Lee Ha-young, a South Korean working with Doctors Without Borders as a psychological counselor for young North Koreans, says it is common for them to have bad dreams, anxiety, and difficulty concentrating.
She says North Korean defectors often find refuge from everyday reality through addictive behavior, such as gambling or compulsive computer gaming. She says some become violent - a possible warning they may turn to criminal behavior in the future.
Kim Geon, the film teacher at the school for North Korean defectors, says the children pose a special challenge for educators.
He says teachers have to work to win the young North Koreans' trust. But he says teachers must avoid the temptation to help the children too much, so that they can learn to survive independently.
One household here in Seoul functions almost as a school in itself.
This is dinnertime at the Dari Community, a private household that receives financial assistance from various charities. More than 20 young North Korean defectors live here, most of them teenagers, and all either orphans or separated from their parents. They treat each other as members of a family, pitching in with chores and helping each other with homework.

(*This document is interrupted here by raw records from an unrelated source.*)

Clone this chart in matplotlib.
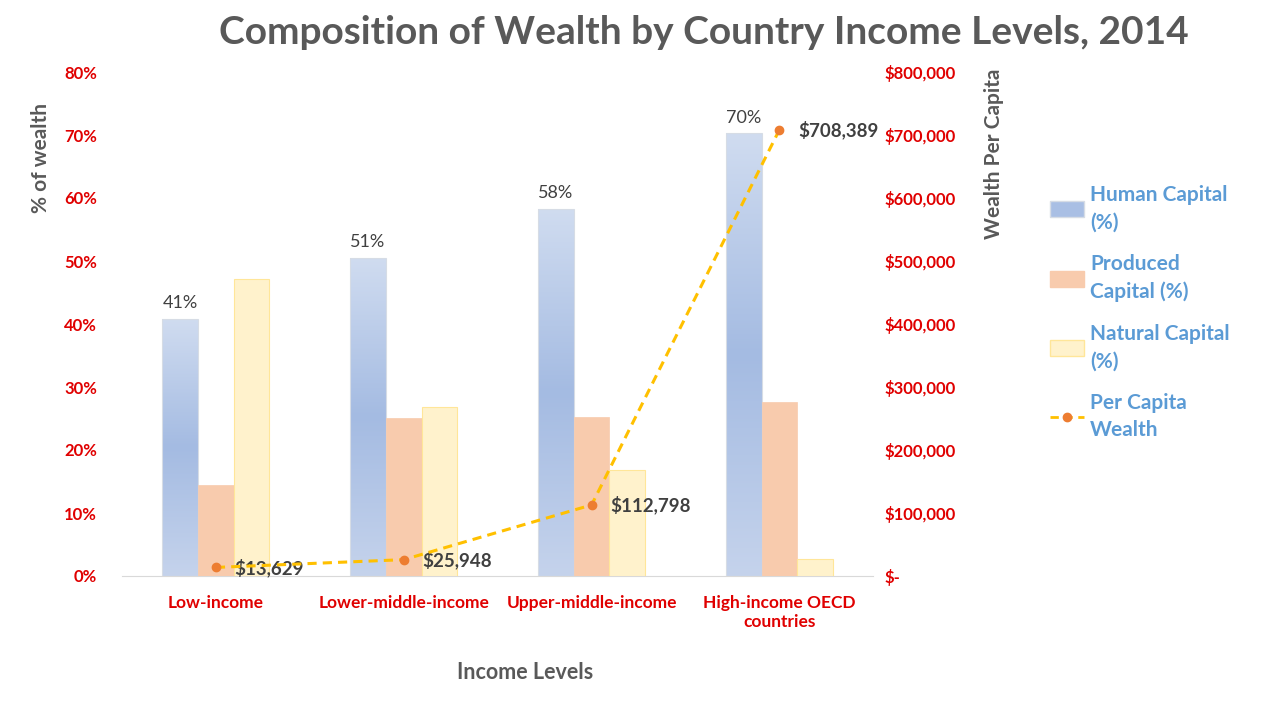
import matplotlib
matplotlib.use("Agg")
import matplotlib.pyplot as plt
import matplotlib.ticker as ticker
from matplotlib.colors import LinearSegmentedColormap
from matplotlib.lines import Line2D
from matplotlib.patches import Patch
import numpy as np

plt.rcParams['font.family'] = ['Lato', 'DejaVu Sans']

categories = ["Low-income", "Lower-middle-income", "Upper-middle-income", "High-income OECD\ncountries"]
human = [40.8, 50.5, 58.3, 70.3]
produced = [14.4, 25.1, 25.2, 27.6]
natural = [47.1, 26.8, 16.8, 2.7]
per_capita = [13629, 25948, 112798, 708389]
human_labels = ["41%", "51%", "58%", "70%"]
per_capita_labels = ["$13,629", "$25,948", "$112,798", "$708,389"]

RED = "#E00000"
GRAY = "#595959"
DARK = "#404040"
BLUE_TXT = "#5B9BD5"

fig = plt.figure(figsize=(12.8, 7.2), dpi=100)
ax = fig.add_axes([0.0953, 0.2, 0.587, 0.7])
ax2 = ax.twinx()

x = np.arange(len(categories))
w = 0.19

# human capital bars with vertical gradient
hbars = ax.bar(x - w, human, w, color="none", edgecolor="#D6DCE5", linewidth=0.8, zorder=3)
grad = LinearSegmentedColormap.from_list("g", ["#C5D3EC", "#A4BBE2", "#D0DCF0"])
g = np.linspace(0, 1, 256).reshape(-1, 1)
for b in hbars:
    x0, y0 = b.get_x(), b.get_y()
    im = ax.imshow(g, cmap=grad, aspect="auto", origin="lower",
                   extent=[x0, x0 + b.get_width(), y0, y0 + b.get_height()], zorder=2)
    im.set_clip_path(b)
ax.bar(x, produced, w, color="#F8CBAD", edgecolor="#F8CBAD", linewidth=0.5, zorder=3)
ax.bar(x + w, natural, w, color="#FFF2CC", edgecolor="#FFE699", linewidth=0.8, zorder=3)

for xi, v, lab in zip(x, human, human_labels):
    ax.text(xi - w, v + 1.2, lab, ha="center", va="bottom", fontsize=13, color=DARK)

ax.set_xlim(-0.5, len(categories) - 0.5)
ax.set_ylim(0, 80)
ax.set_xticks(x)
ax.set_xticklabels(categories, color=RED, fontsize=12.5, fontweight="bold")
ax.yaxis.set_major_locator(ticker.MultipleLocator(10))
ax.yaxis.set_major_formatter(ticker.FuncFormatter(lambda v, p: "%d%%" % v))
for t in ax.get_yticklabels():
    t.set_color(RED)
    t.set_fontweight("bold")
    t.set_fontsize(12)
ax.tick_params(axis="both", length=0)
ax.tick_params(axis="y", pad=18)
ax.tick_params(axis="x", pad=14)
for s in ["top", "left", "right"]:
    ax.spines[s].set_visible(False)
    ax2.spines[s].set_visible(False)
ax.spines["bottom"].set_color("#D9D9D9")
ax2.spines["bottom"].set_visible(False)

ax.set_ylabel("% of wealth", fontsize=15, fontweight="bold", color=GRAY)
ax.yaxis.set_label_coords(-0.095, 0.83)
ax.set_xlabel("Income Levels", fontsize=15.5, fontweight="bold", color=GRAY)
ax.xaxis.set_label_coords(0.537, -0.17)

# per capita line
ax2.plot(x, per_capita, color="#FFC000", linestyle="--", linewidth=2.2, dashes=(3, 2),
         marker="o", markersize=6, markerfacecolor="#ED7D31", markeredgecolor="#ED7D31", zorder=5)
for xi, v, lab in zip(x, per_capita, per_capita_labels):
    ax2.text(xi + 0.1, v, lab, ha="left", va="center", fontsize=13.5, fontweight="bold", color=DARK)
ax2.set_ylim(0, 800000)
ax2.yaxis.set_major_locator(ticker.MultipleLocator(100000))
ax2.yaxis.set_major_formatter(ticker.FuncFormatter(lambda v, p: "$-" if v == 0 else "${:,.0f}".format(v)))
for t in ax2.get_yticklabels():
    t.set_color(RED)
    t.set_fontweight("bold")
    t.set_fontsize(12)
ax2.tick_params(axis="y", length=0, pad=8)
ax2.set_ylabel("Wealth Per Capita", fontsize=15, fontweight="bold", color=GRAY)
ax2.yaxis.set_label_coords(1.147, 0.837)

handles = [
    Patch(facecolor="#A9BFE4", edgecolor="#D6DCE5", label="Human Capital\n(%)"),
    Patch(facecolor="#F8CBAD", edgecolor="#F8CBAD", label="Produced\nCapital (%)"),
    Patch(facecolor="#FFF2CC", edgecolor="#FFE699", label="Natural Capital\n(%)"),
    Line2D([], [], color="#FFC000", linestyle="--", linewidth=2, dashes=(3, 2), marker="o",
           markersize=6, markerfacecolor="#ED7D31", markeredgecolor="#ED7D31", label="Per Capita\nWealth"),
]
leg = fig.legend(handles=handles, loc="upper left", bbox_to_anchor=(0.806, 0.769), frameon=False,
                 fontsize=15, labelspacing=1.05, handlelength=1.6, handleheight=0.8, handletextpad=0.3)
for t in leg.get_texts():
    t.set_color(BLUE_TXT)
    t.set_fontweight("bold")
    t.set_linespacing(1.45)

fig.text(0.55, 0.955, "Composition of Wealth by Country Income Levels, 2014", ha="center", va="center",
         fontsize=28, fontweight="bold", color=GRAY)

fig.savefig("out.png", dpi=100)
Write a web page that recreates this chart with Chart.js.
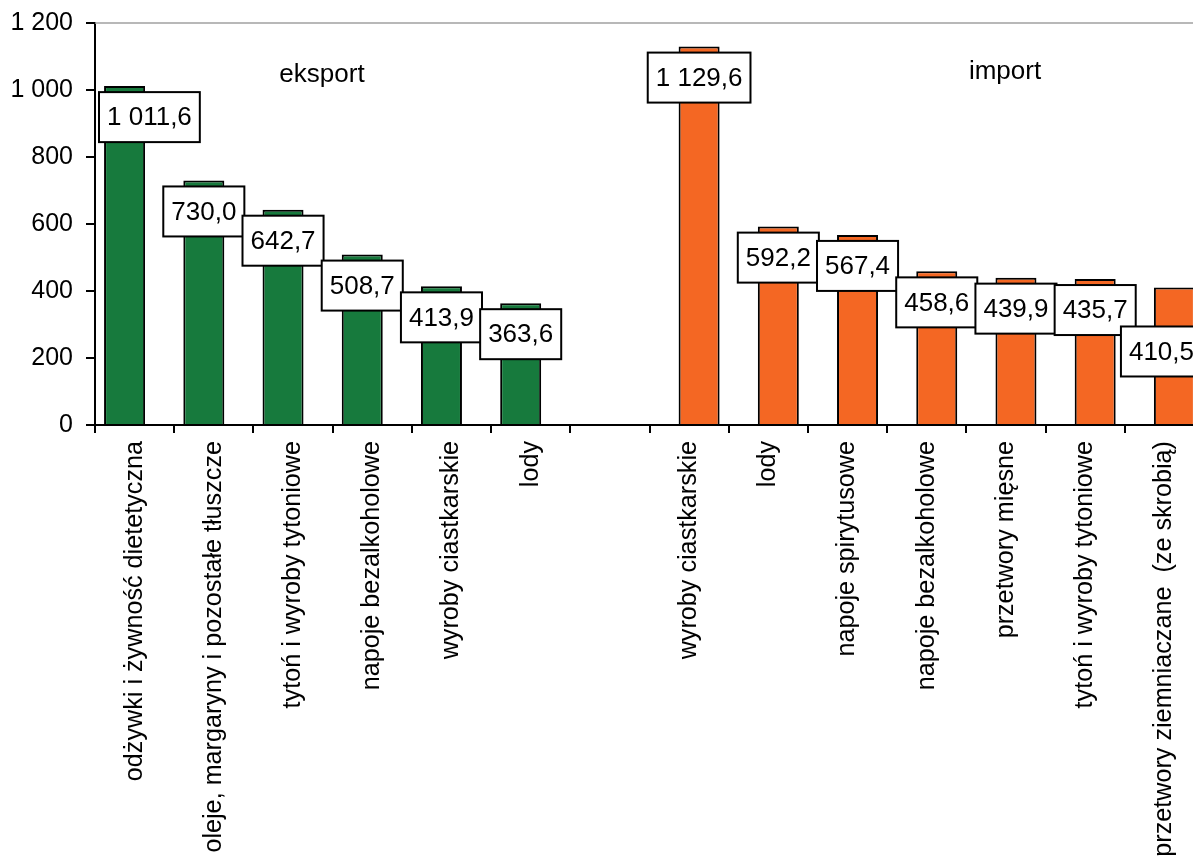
<!DOCTYPE html>
<html lang="pl">
<head>
<meta charset="utf-8">
<title>Eksport i import</title>
<script src="https://cdn.jsdelivr.net/npm/chart.js@4.4.1/dist/chart.umd.min.js"></script>
<style>
    html, body { margin: 0; padding: 0; background: #fff; overflow: hidden; }
    #wrap { width: 1204px; height: 860px; }
</style>
</head>
<body>
<div id="wrap"><canvas id="wykres"></canvas></div>
<script>
// dane
const kategorieEksport = ['odżywki i żywność dietetyczna', 'oleje, margaryny i pozostałe tłuszcze', 'tytoń i wyroby tytoniowe', 'napoje bezalkoholowe', 'wyroby ciastkarskie', 'lody'];
const kategorieImport = ['wyroby ciastkarskie', 'lody', 'napoje spirytusowe', 'napoje bezalkoholowe', 'przetwory mięsne', 'tytoń i wyroby tytoniowe', 'przetwory ziemniaczane  (ze skrobią)'];
const wartosciEksport = [1011.6, 730.0, 642.7, 508.7, 413.9, 363.6];
const wartosciImport = [1129.6, 592.2, 567.4, 458.6, 439.9, 435.7, 410.5];
const podzialkaY = [0, 200, 400, 600, 800, 1000, 1200];

const ZIELONY = '#177a3d';
const POMARANCZOWY = '#f46723';
const FONT = '"Liberation Sans", Arial, sans-serif';

// wspólna oś: eksport, pusta kategoria, import
const kategorie = [...kategorieEksport, '', ...kategorieImport];
const seriaEksport = [...wartosciEksport, null, ...kategorieImport.map(() => null)];
const seriaImport = [...kategorieEksport.map(() => null), null, ...wartosciImport];

// 1 011,6 zamiast 1011.6
function formatujLiczbe(v, miejsca) {
    const [calk, ulamek] = v.toFixed(miejsca).split('.');
    const calkSp = calk.replace(/\B(?=(\d{3})+(?!\d))/g, ' ');
    return ulamek ? calkSp + ',' + ulamek : calkSp;
}

// ramki z wartościami + opisy grup
const etykietyWartosci = {
    id: 'etykietyWartosci',
    beforeDatasetsDraw(chart) {
        const { ctx, chartArea } = chart;
        ctx.save();
        ctx.strokeStyle = '#a0a0a0';
        ctx.lineWidth = 1.5;
        ctx.beginPath();
        ctx.moveTo(chartArea.left, chartArea.top);
        ctx.lineTo(chartArea.right, chartArea.top);
        ctx.stroke();
        ctx.restore();
    },
    afterDatasetsDraw(chart) {
        const { ctx, chartArea } = chart;
        ctx.save();
        ctx.font = '26px ' + FONT;
        ctx.textAlign = 'center';
        ctx.textBaseline = 'middle';
        chart.data.datasets.forEach((ds, d) => {
            const meta = chart.getDatasetMeta(d);
            meta.data.forEach((bar, i) => {
                const v = ds.data[i];
                if (v == null) return;
                const tekst = formatujLiczbe(v, 1);
                const w = ctx.measureText(tekst).width + 16;
                const h = 50;
                let x = bar.x - w / 2;
                let y = bar.y + 6;
                if (x < chartArea.left + 4) x = chartArea.left + 4;
                // ostatnia ramka nie mieści się - przesunięta w lewo i w dół
                if (x + w > chartArea.right) { x = chartArea.right - w - 2; y += 33; }
                ctx.fillStyle = '#fff';
                ctx.fillRect(x, y, w, h);
                ctx.lineWidth = 2;
                ctx.strokeStyle = '#000';
                ctx.strokeRect(x, y, w, h);
                ctx.fillStyle = '#000';
                ctx.fillText(tekst, x + w / 2, y + h / 2 + 1);
            });
        });
        ctx.fillText('eksport', 322, 75);
        ctx.fillText('import', 1005, 72);
        ctx.restore();
    }
};

Chart.defaults.font.family = FONT;
Chart.defaults.color = '#000';

new Chart(document.getElementById('wykres'), {
    type: 'bar',
    data: {
        labels: kategorie,
        datasets: [
            {
                label: 'eksport',
                data: seriaEksport,
                backgroundColor: ZIELONY,
                borderColor: '#000',
                borderWidth: 2,
                categoryPercentage: 0.505,
                barPercentage: 2.05
            },
            {
                label: 'import',
                data: seriaImport,
                backgroundColor: POMARANCZOWY,
                borderColor: '#000',
                borderWidth: 2,
                categoryPercentage: 0.505,
                barPercentage: 2.05
            }
        ]
    },
    options: {
        responsive: true,
        maintainAspectRatio: false,
        animation: false,
        layout: { padding: { top: 23, right: 0, bottom: 0, left: 0 } },
        plugins: {
            legend: { display: false },
            tooltip: { enabled: false }
        },
        scales: {
            x: {
                offset: true,
                grid: { display: true, drawOnChartArea: false, offset: true, tickLength: 8, color: '#000', lineWidth: 2 },
                border: { color: '#000', width: 2 },
                ticks: {
                    autoSkip: false,
                    minRotation: 90,
                    maxRotation: 90,
                    padding: 8,
                    font: { size: 25.2 }
                },
                afterFit(scale) {
                    scale.height = 435;
                    scale.paddingLeft = 0;
                    scale.paddingRight = 0;
                }
            },
            y: {
                min: 0,
                max: 1200,
                afterBuildTicks(scale) { scale.ticks = podzialkaY.map(v => ({ value: v })); },
                grid: { display: true, drawOnChartArea: false, tickLength: 9, color: '#000', lineWidth: 2 },
                border: { color: '#000', width: 2 },
                ticks: {
                    padding: 13,
                    font: { size: 25 },
                    callback: v => formatujLiczbe(v, 0)
                },
                afterFit(scale) {
                    scale.width = 95;
                    scale.paddingTop = 0;
                    scale.paddingBottom = 0;
                }
            }
        }
    },
    plugins: [etykietyWartosci]
});
</script>
</body>
</html>
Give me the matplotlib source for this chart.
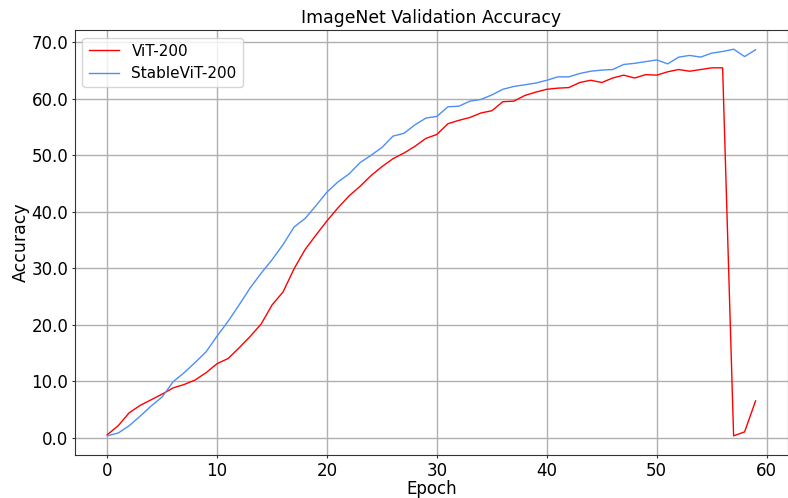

The name "Dari" means "bridge." The head of the household, Lee Young-seok, is affectionately known to the children as "Uncle." Although the children receive special attention at home, Lee sends them to regular South Korean schools so they can learn to integrate.
Lee says he had to do something to help North Korean children when he became aware of how much despair they faced. He says the children feel lucky to be in South Korea, but are still reluctant to reveal to other people that they are from the North.
The number of young North Koreans here is increasing, and South Korean public policy experts warn that the defectors' failure to integrate increases the possibility that they will have problems for years in adapting to their new lives, getting jobs and becoming part of the society in the South.